■ **Goal**
All of the material should be reproduced exactly, with pictures left out.
☆ ☆ ☆ ☆
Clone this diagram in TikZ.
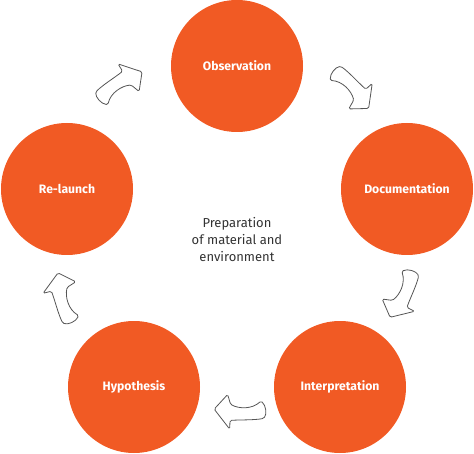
\documentclass[tikz,border=0pt]{standalone}
\usepackage{fontspec}
\setmainfont{Fira Sans}
\usepackage{tikz}
\definecolor{CycOrange}{HTML}{F15A24}
\definecolor{CycLine}{HTML}{555555}

\begin{document}
\begin{tikzpicture}[
  x=1pt,y=1pt,
  stage/.style={circle,fill=CycOrange,minimum size=132pt,inner sep=0pt,text=white,font=\fontsize{12.2}{14}\selectfont\bfseries},
  note/.style={align=center,text=black!80,font=\fontsize{13}{17}\selectfont},
  turn/.style={draw=CycLine,fill=white,line width=0.8pt,rounded corners=1.5pt},
  cyclearrow/.pic={
    \path[turn,scale=1.08] (23,0) -- (11,-14) -- (8,-5)
      .. controls (0,-1) and (-12,-1) .. (-20,-9)
      .. controls (-25,-5) and (-26,3) .. (-23,7)
      .. controls (-14,9) and (0,9) .. (8,10)
      -- (8,18) -- cycle;
  }
]
\useasboundingbox (0,0) rectangle (474,453);
% stages of the cycle
\node[stage] (obs) at (237,387) {Observation};
\node[stage] (doc) at (407,264) {Documentation};
\node[stage] (interp) at (340,66) {Interpretation};
\node[stage] (hyp) at (134,66) {Hypothesis};
\node[stage] (relaunch) at (67,264) {Re-launch};
\node[note] (prep) at (237,213) {Preparation\\of material and\\environment};
% outlined arrows between the stages
\pic[rotate=32] at (121,368) {cyclearrow};
\pic[rotate=-48] at (352,363) {cyclearrow};
\pic[rotate=-116] at (401,158) {cyclearrow};
\pic[rotate=178] at (239,43) {cyclearrow};
\pic[rotate=104] at (64,156) {cyclearrow};
\end{tikzpicture}
\end{document}
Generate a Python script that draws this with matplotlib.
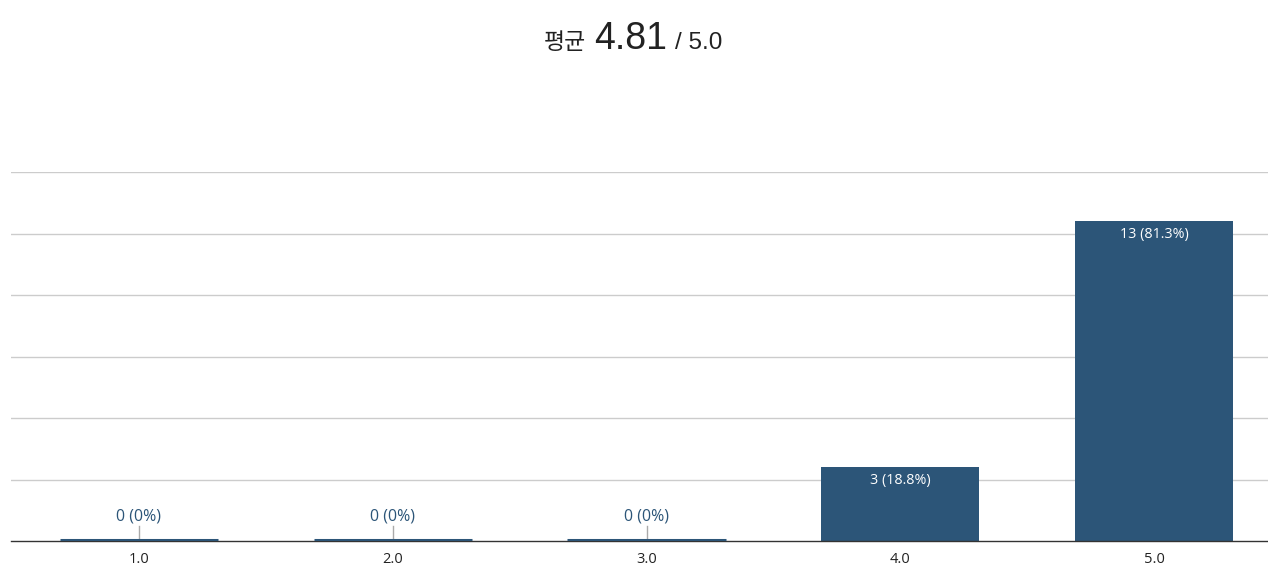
☆ ☆ ☆ ☆
■ **Response**
Clone this diagram in TikZ.
\documentclass[tikz,border=0pt]{standalone}
\usepackage{fontspec}
\setmainfont{Fira Sans}
\usepackage{tikz}
\definecolor{CycOrange}{HTML}{F15A24}
\definecolor{CycLine}{HTML}{555555}

\begin{document}
\begin{tikzpicture}[
  x=1pt,y=1pt,
  stage/.style={circle,fill=CycOrange,minimum size=132pt,inner sep=0pt,text=white,font=\fontsize{12.2}{14}\selectfont\bfseries},
  note/.style={align=center,text=black!80,font=\fontsize{13}{17}\selectfont},
  turn/.style={draw=CycLine,fill=white,line width=0.8pt,rounded corners=1.5pt},
  cyclearrow/.pic={
    \path[turn,scale=1.08] (23,0) -- (11,-14) -- (8,-5)
      .. controls (0,-1) and (-12,-1) .. (-20,-9)
      .. controls (-25,-5) and (-26,3) .. (-23,7)
      .. controls (-14,9) and (0,9) .. (8,10)
      -- (8,18) -- cycle;
  }
]
\useasboundingbox (0,0) rectangle (474,453);
% stages of the cycle
\node[stage] (obs) at (237,387) {Observation};
\node[stage] (doc) at (407,264) {Documentation};
\node[stage] (interp) at (340,66) {Interpretation};
\node[stage] (hyp) at (134,66) {Hypothesis};
\node[stage] (relaunch) at (67,264) {Re-launch};
\node[note] (prep) at (237,213) {Preparation\\of material and\\environment};
% outlined arrows between the stages
\pic[rotate=32] at (121,368) {cyclearrow};
\pic[rotate=-48] at (352,363) {cyclearrow};
\pic[rotate=-116] at (401,158) {cyclearrow};
\pic[rotate=178] at (239,43) {cyclearrow};
\pic[rotate=104] at (64,156) {cyclearrow};
\end{tikzpicture}
\end{document}
Generate a Python script that draws this with matplotlib.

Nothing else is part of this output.